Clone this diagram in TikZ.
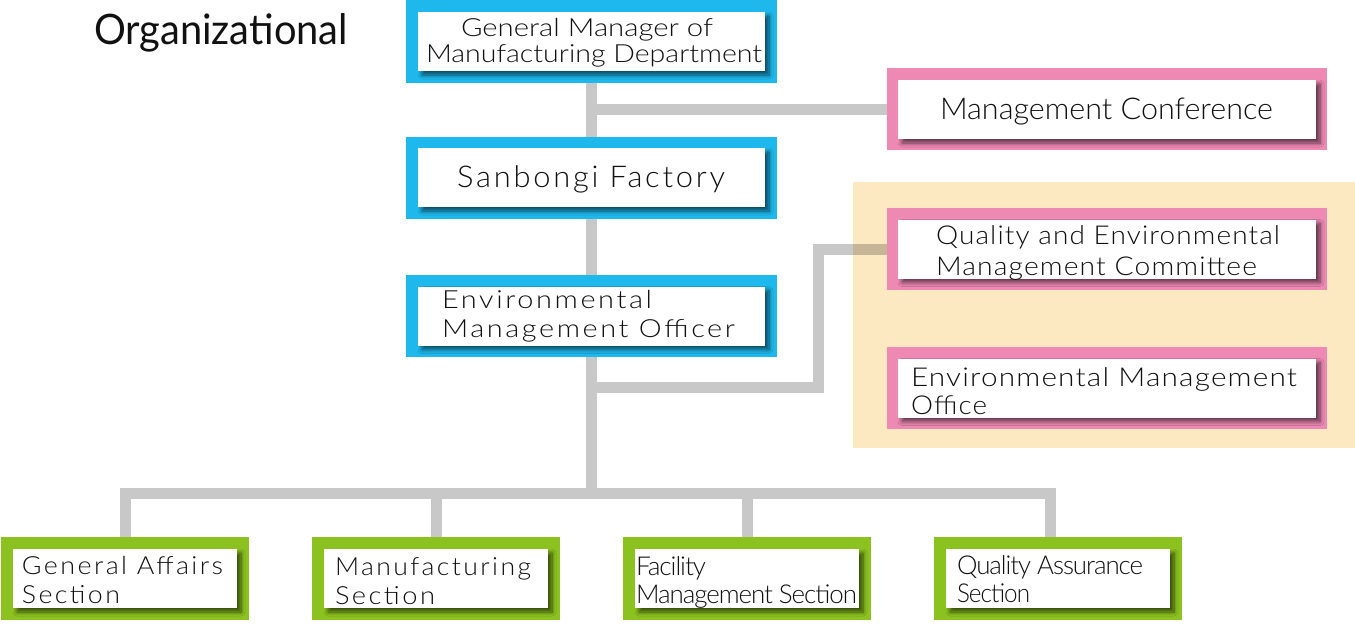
\documentclass[tikz,border=0pt]{standalone}
\usepackage{fontspec}
\usepackage{graphicx}
\setmainfont{Lato Light}
\newfontfamily\freg{Lato}
\newfontfamily\fnorm{Lato Light}
\newfontfamily\fwide{Lato Light}[LetterSpace=9]
\newfontfamily\fmid{Lato Light}[LetterSpace=4]
\newfontfamily\ftight{Lato Light}[LetterSpace=-4]
\usetikzlibrary{shadows.blur,backgrounds}
\definecolor{cblue}{RGB}{30,184,236}
\definecolor{cpink}{RGB}{238,137,180}
\definecolor{cgreen}{RGB}{140,194,31}
\definecolor{cbeige}{RGB}{253,233,193}
\definecolor{cline}{RGB}{200,200,200}
\definecolor{ctext}{RGB}{17,17,17}
\tikzset{
  outerbox/.style={fill=#1, draw=none, inner sep=0pt, outer sep=0pt},
  whitebox/.style={fill=white, draw=none, inner sep=0pt, outer sep=0pt,
    blur shadow={shadow xshift=4pt, shadow yshift=-4pt, shadow blur radius=4pt, shadow blur steps=8, shadow opacity=60}},
  txt/.style={inner sep=0pt, outer sep=0pt, text=ctext},
  conn/.style={draw=cline, line width=11pt},
}
\newcommand\tline[6]{\node[txt,anchor=base west] (#1) at (#2,#3) {\resizebox{#4pt}{\height}{\fontsize{#5}{#5}\selectfont #6}};}
\begin{document}
\begin{tikzpicture}[x=1pt,y=-1pt]
\useasboundingbox (0,0) rectangle (1355,634);
% blue boxes
\node[outerbox=cblue, minimum width=371pt, minimum height=83pt] (gm) at (591.5,41.5) {};
\node[whitebox, minimum width=347pt, minimum height=59pt] (gmw) at (591.5,41.5) {};
\node[outerbox=cblue, minimum width=371pt, minimum height=82pt] (sf) at (591.5,178) {};
\node[whitebox, minimum width=347pt, minimum height=59pt] (sfw) at (591.5,177.5) {};
\node[outerbox=cblue, minimum width=371pt, minimum height=82pt] (off) at (591.5,316) {};
\node[whitebox, minimum width=347pt, minimum height=59pt] (offw) at (591.5,316) {};
% pink boxes
\node[outerbox=cpink, minimum width=440pt, minimum height=82pt] (mc) at (1107,109) {};
\node[whitebox, minimum width=418pt, minimum height=59pt] (mcw) at (1107,109.5) {};
\node[outerbox=cpink, minimum width=440pt, minimum height=82pt] (qe) at (1107,249) {};
\node[whitebox, minimum width=418pt, minimum height=59pt] (qew) at (1107,249) {};
\node[outerbox=cpink, minimum width=440pt, minimum height=82pt] (eo) at (1107,388) {};
\node[whitebox, minimum width=418pt, minimum height=59pt] (eow) at (1107,388) {};
% green boxes
\node[outerbox=cgreen, minimum width=248pt, minimum height=83pt] (g1) at (125,578.5) {};
\node[whitebox, minimum width=224pt, minimum height=59pt] (g1w) at (125,578.5) {};
\node[outerbox=cgreen, minimum width=248pt, minimum height=83pt] (g2) at (436,578.5) {};
\node[whitebox, minimum width=224pt, minimum height=59pt] (g2w) at (436,578.5) {};
\node[outerbox=cgreen, minimum width=248pt, minimum height=83pt] (g3) at (747,578.5) {};
\node[whitebox, minimum width=224pt, minimum height=59pt] (g3w) at (747,578.5) {};
\node[outerbox=cgreen, minimum width=248pt, minimum height=83pt] (g4) at (1058,578.5) {};
\node[whitebox, minimum width=224pt, minimum height=59pt] (g4w) at (1058,578.5) {};
% connectors
\coordinate (mcj) at (591.5,109);
\coordinate (qj1) at (591.5,387.5);
\coordinate (qj2) at (818.5,387.5);
\coordinate (qj3) at (818.5,249);
\coordinate (busm) at (591.5,493);
\coordinate (busl) at (125,493);
\coordinate (busr) at (1050,493);
\coordinate (g4top) at (1050,537);
\begin{scope}[on background layer]
\draw[conn] (gm.south) -- (sf.north);
\draw[conn] (mcj) -- (mc.west);
\draw[conn] (sf.south) -- (off.north);
\draw[conn] (off.south) -- (busm);
\draw[conn] (qj1) -- (qj2) -- (qj3) -- (qe.west);
\draw[conn] (g1.north) -- (busl) -- (busr) -- (g4top);
\draw[conn] (g2.north) -- (g2.north |- busm);
\draw[conn] (g3.north) -- (g3.north |- busm);
\begin{scope}[blend mode=multiply]
\fill[cbeige] (853,182) rectangle (1355,448);
\end{scope}
\end{scope}
% texts
\node[txt,anchor=base west] (title) at (94,45) {\resizebox{254pt}{\height}{\fontsize{42}{42}\selectfont\freg Organizational}};
\tline{gm1}{461}{37}{252}{25}{\fnorm General Manager of}
\tline{gm2}{426}{63}{336}{25}{\fnorm Manufacturing Department}
\tline{sf1}{457}{187}{268}{30}{\fwide Sanbongi Factory}
\tline{of1}{442}{308}{210}{25}{\fwide Environmental}
\tline{of2}{442}{337}{293}{25}{\fwide Management Officer}
\tline{mc1}{940}{119}{333}{30}{\fnorm Management Conference}
\tline{qe1}{936}{244}{344}{26}{\fmid Quality and Environmental}
\tline{qe2}{936}{275}{321}{26}{\fmid Management Committee}
\tline{eo1}{911}{386}{386}{26}{\fmid Environmental Management}
\tline{eo2}{911}{414}{76}{26}{\fmid Office}
\tline{ga1}{22}{574}{201}{25}{\fwide General Affairs}
\tline{ga2}{22}{603}{98}{25}{\fwide Section}
\tline{ms1}{335}{575}{196}{25}{\fwide Manufacturing}
\tline{ms2}{335}{604}{100}{25}{\fwide Section}
\tline{fm1}{636}{575}{70}{26}{\ftight Facility}
\tline{fm2}{636}{603}{221}{26}{\ftight Management Section}
\tline{qa1}{957}{574}{186}{26}{\ftight Quality Assurance}
\tline{qa2}{957}{602}{73}{26}{\ftight Section}
\end{tikzpicture}
\end{document}
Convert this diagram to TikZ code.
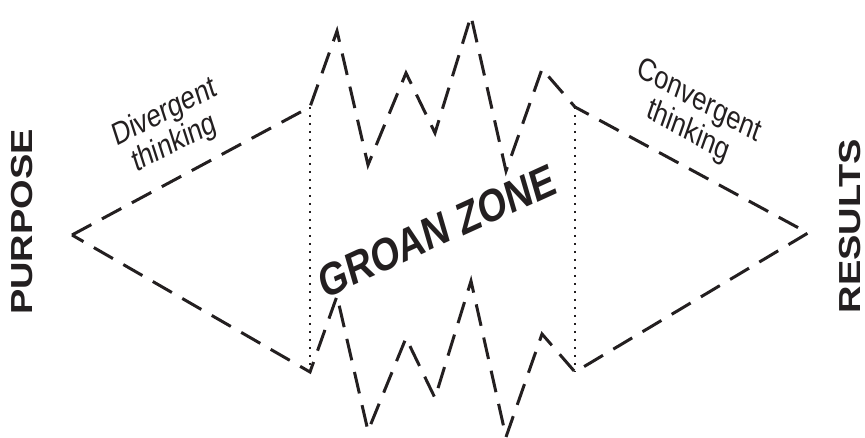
\documentclass[tikz,border=0pt]{standalone}
\usepackage{fontspec}
\setmainfont{Liberation Sans}
\usepackage{graphicx}
\definecolor{ink}{RGB}{35,31,32}
% rotate a label, then narrow it horizontally like the rest of the figure
\newcommand{\squashrot}[2]{\scalebox{0.8}[1]{\rotatebox{#1}{#2}}}

\begin{document}
\begin{tikzpicture}[x=1pt,y=-1pt,
  outline/.style={draw=ink, line width=3pt, dash pattern=on 22pt off 12pt},
  guide/.style={draw=ink, line width=1.7pt, dash pattern=on 1.7pt off 6.3pt},
  lbl/.style={inner sep=0pt, text=ink}]
\useasboundingbox (0,0) rectangle (865,438);

% outer corners and junctions
\coordinate (L)  at (72,235);
\coordinate (R)  at (808,233);
\coordinate (TL) at (310,107);
\coordinate (BL) at (310,372);
\coordinate (TR) at (575,107);
\coordinate (BR) at (575,372);

% upper jagged edge
\coordinate (u1) at (337,31);
\coordinate (u2) at (368,165);
\coordinate (u3) at (406,73);
\coordinate (u4) at (435,133);
\coordinate (u5) at (471,16);
\coordinate (u6) at (506,171);
\coordinate (u7) at (542,69);

% lower jagged edge
\coordinate (d1) at (337,296);
\coordinate (d2) at (368,431);
\coordinate (d3) at (406,338);
\coordinate (d4) at (435,398);
\coordinate (d5) at (471,281);
\coordinate (d6) at (506,437);
\coordinate (d7) at (542,334);

% dashed outline of the whole process
\draw[outline] (L) -- (TL) -- (u1) -- (u2) -- (u3) -- (u4) -- (u5) -- (u6) -- (u7) -- (TR)
  -- (R) -- (BR) -- (d7) -- (d6) -- (d5) -- (d4) -- (d3) -- (d2) -- (d1) -- (BL) -- cycle;

% dotted boundaries of the groan zone
\draw[guide] (TL) -- (BL);
\draw[guide] (TR) -- (BR);

% labels
\node[lbl] (purpose) at (22,222) {\squashrot{90}{\fontsize{38}{40}\selectfont\bfseries PURPOSE}};
\node[lbl] (results) at (850,226) {\squashrot{90}{\fontsize{38}{40}\selectfont\bfseries RESULTS}};
\node[lbl] (groan) at (437,231) {\squashrot{20}{\fontsize{46}{48}\selectfont\bfseries GROAN ZONE}};
\node[lbl] (div) at (170,130) {\squashrot{22}{\fontsize{32}{33}\selectfont\begin{tabular}{@{}c@{}}Divergent\\ thinking\end{tabular}}};
\node[lbl] (conv) at (693,118) {\squashrot{-24}{\fontsize{32}{33}\selectfont\begin{tabular}{@{}c@{}}Convergent\\ thinking\end{tabular}}};
\end{tikzpicture}
\end{document}
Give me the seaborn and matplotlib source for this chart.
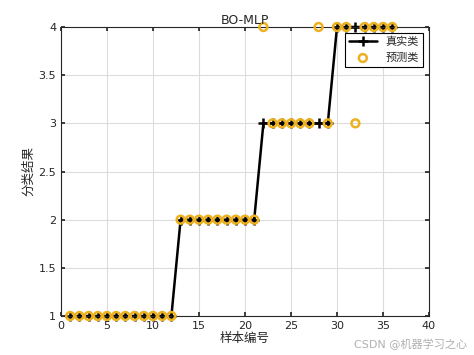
import numpy as np
import pandas as pd
import seaborn as sns
import matplotlib.pyplot as plt

# sample index and classes
sample = list(range(1, 37))
true_cls = [1]*12 + [2]*9 + [3]*8 + [4]*7
pred_cls = [1]*12 + [2]*9 + [4, 3, 3, 3, 3, 3, 4, 3] + [4, 4, 3, 4, 4, 4, 4]

df = pd.DataFrame({"sample": sample, "true": true_cls, "pred": pred_cls})

sns.set_theme(style="ticks")
plt.rcParams['font.family'] = ['DejaVu Sans', 'Noto Sans CJK SC']
plt.rcParams['xtick.direction'] = 'in'
plt.rcParams['ytick.direction'] = 'in'

fig = plt.figure(figsize=(4.74, 3.55), dpi=100)
ax = fig.add_axes([61/474, 1-316/355, (429-61)/474, (316-27)/355])

sns.lineplot(data=df, x="sample", y="true", ax=ax, color="black", linewidth=1.8,
             marker="+", markersize=7, markeredgewidth=1.8, markeredgecolor="black",
             label="真实类", clip_on=False)
sns.scatterplot(data=df, x="sample", y="pred", ax=ax, marker="o", s=32,
                facecolor="none", edgecolor="#EDB120", linewidth=1.8, label="预测类",
                zorder=3, clip_on=False)

ax.set_xlim(0, 40)
ax.set_ylim(1, 4)
ax.set_xticks(np.arange(0, 41, 5))
ax.set_yticks(np.arange(1, 4.01, 0.5))
ax.set_yticklabels(["1", "1.5", "2", "2.5", "3", "3.5", "4"])
ax.grid(True, color="#dcdcdc", linewidth=0.8)
ax.tick_params(labelsize=8, colors="#262626", top=True, right=True, length=3)
for s in ax.spines.values():
    s.set_color("#262626")
    s.set_linewidth(0.8)
    s.set_visible(True)

ax.set_title("BO-MLP", fontsize=9, pad=2)
ax.set_xlabel("样本编号", fontsize=9, family=['Noto Sans CJK SC'], labelpad=1)
ax.set_ylabel("分类结果", fontsize=9, family=['Noto Sans CJK SC'], labelpad=2)

leg = ax.legend(loc="upper right", frameon=True, fancybox=False,
                edgecolor="black", framealpha=1, borderaxespad=0.5, handlelength=2.5,
                prop={'family': ['Noto Sans CJK SC'], 'size': 8})
leg.get_frame().set_linewidth(0.8)

fig.text(0.985, 0.015, "CSDN @机器学习之心", ha="right", va="bottom",
         fontsize=8, color="#b0b0b0", family=['DejaVu Sans', 'Noto Sans CJK SC'])

fig.savefig("out.png", dpi=100)
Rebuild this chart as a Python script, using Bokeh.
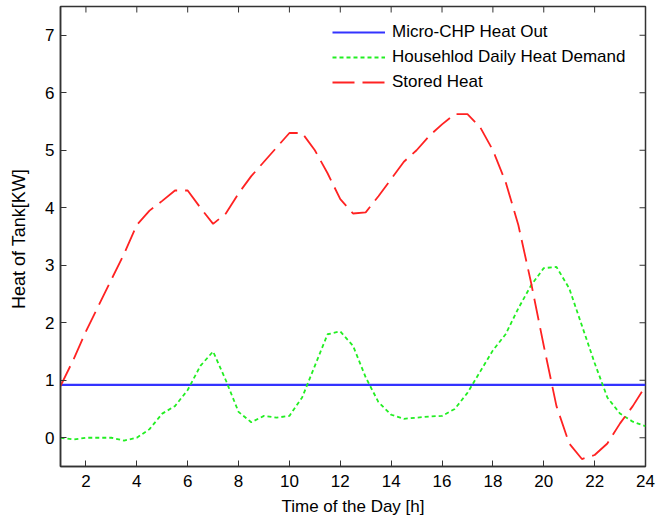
from bokeh.plotting import figure
from bokeh.models import Range1d, FixedTicker, Legend, LegendItem
from bokeh.embed import file_html
from bokeh.resources import INLINE

hours = [1.0, 1.5, 2.0, 2.5, 3.0, 3.5, 4.0, 4.5, 5.0, 5.5, 6.0, 6.5, 7.0, 7.5, 8.0, 8.5,
         9.0, 9.5, 10.0, 10.5, 11.0, 11.5, 12.0, 12.5, 13.0, 13.5, 14.0, 14.5, 15.0, 15.5,
         16.0, 16.5, 17.0, 17.5, 18.0, 18.5, 19.0, 19.5, 20.0, 20.5, 21.0, 21.5, 22.0, 22.5,
         23.0, 23.5, 24.0]
chp_heat = [0.92] * len(hours)
demand = [0.0, -0.03, 0.0, 0.0, 0.0, -0.05, 0.0, 0.15, 0.42, 0.55, 0.83, 1.25, 1.5, 1.0,
          0.45, 0.27, 0.38, 0.35, 0.38, 0.7, 1.25, 1.8, 1.85, 1.6, 1.05, 0.62, 0.4, 0.33,
          0.35, 0.37, 0.38, 0.5, 0.78, 1.15, 1.52, 1.8, 2.25, 2.65, 2.95, 2.97, 2.6, 1.95,
          1.3, 0.7, 0.42, 0.28, 0.2]
stored = [0.9, 1.35, 1.85, 2.3, 2.75, 3.2, 3.7, 3.95, 4.12, 4.3, 4.3, 4.0, 3.72, 3.9,
          4.25, 4.55, 4.8, 5.05, 5.3, 5.3, 5.0, 4.6, 4.15, 3.9, 3.92, 4.2, 4.5, 4.8, 5.0,
          5.25, 5.45, 5.63, 5.63, 5.4, 5.0, 4.45, 3.7, 2.7, 1.6, 0.55, -0.1, -0.37, -0.3,
          -0.1, 0.25, 0.55, 0.9]
x_ticks = [2, 4, 6, 8, 10, 12, 14, 16, 18, 20, 22, 24]
y_ticks = [0, 1, 2, 3, 4, 5, 6, 7]

FONT = "Liberation Sans"
FS = "17px"
AX = "#333333"
X0, X1, Y0, Y1 = 1, 24, -0.5, 7.5
W, H = 660, 520
BL, BR, BT, BB = 60, 15, 6, 54
TICK = 6  # px

p = figure(width=W, height=H, output_backend="svg", toolbar_location=None,
           x_range=Range1d(X0, X1), y_range=Range1d(Y0, Y1),
           min_border_left=BL, min_border_right=BR, min_border_top=BT, min_border_bottom=BB)
p.outline_line_color = AX
p.outline_line_width = 1.5
p.grid.visible = False
p.background_fill_color = "white"

r_chp = p.line(hours, chp_heat, line_color="#3333ff", line_width=2.2)
r_dem = p.line(hours, demand, line_color="#22ee22", line_width=1.8, line_dash="4 3")
r_sto = p.line(hours, stored, line_color="#ff2222", line_width=1.8, line_dash="22 8")

# mirrored ticks on top and right edges (MATLAB box style)
fw = W - BL - BR
fh = H - BT - BB
dy = TICK * (Y1 - Y0) / fh
dx = TICK * (X1 - X0) / fw
p.segment(x0=x_ticks, y0=[Y1] * len(x_ticks), x1=x_ticks, y1=[Y1 - dy] * len(x_ticks),
          line_color=AX, line_width=1)
p.segment(x0=[X1] * len(y_ticks), y0=y_ticks, x1=[X1 - dx] * len(y_ticks), y1=y_ticks,
          line_color=AX, line_width=1)

for ax in (p.xaxis[0], p.yaxis[0]):
    ax.major_tick_in = TICK
    ax.major_tick_out = 0
    ax.minor_tick_line_color = None
    ax.axis_line_color = AX
    ax.axis_line_width = 1.5
    ax.major_tick_line_color = AX
    ax.major_label_text_font = FONT
    ax.major_label_text_font_size = FS
    ax.major_label_text_color = "black"
    ax.axis_label_text_font = FONT
    ax.axis_label_text_font_size = FS
    ax.axis_label_text_font_style = "normal"
    ax.axis_label_text_color = "black"

p.xaxis[0].ticker = FixedTicker(ticks=x_ticks)
p.yaxis[0].ticker = FixedTicker(ticks=y_ticks)
p.xaxis[0].axis_label = "Time of the Day [h]"
p.yaxis[0].axis_label = "Heat of  Tank[KW]"
p.yaxis[0].axis_label_text_font_size = "18px"
p.xaxis[0].major_label_standoff = 8
p.yaxis[0].major_label_standoff = 6
p.xaxis[0].axis_label_standoff = 7
p.yaxis[0].axis_label_standoff = 13

legend = Legend(items=[LegendItem(label="Micro-CHP Heat Out", renderers=[r_chp]),
                       LegendItem(label="Househlod Daily Heat Demand", renderers=[r_dem]),
                       LegendItem(label="Stored Heat", renderers=[r_sto])],
                location=(272, 374), glyph_width=53, glyph_height=20, spacing=5,
                label_standoff=7, padding=0, margin=0,
                border_line_color=None, background_fill_alpha=0,
                label_text_font=FONT, label_text_font_size=FS, label_text_color="black")
p.add_layout(legend, "center")

open("out.html", "w").write(file_html(p, INLINE))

Set exercise: Your copy should hold only the lines from the one containing "Rebuild this chart" through the one containing "from bokeh.resources import INLINE", word for word, with no pictures.

Answer to this exercise:
Rebuild this chart as a Python script, using Bokeh.
from bokeh.plotting import figure
from bokeh.models import Range1d, FixedTicker, Legend, LegendItem
from bokeh.embed import file_html
from bokeh.resources import INLINE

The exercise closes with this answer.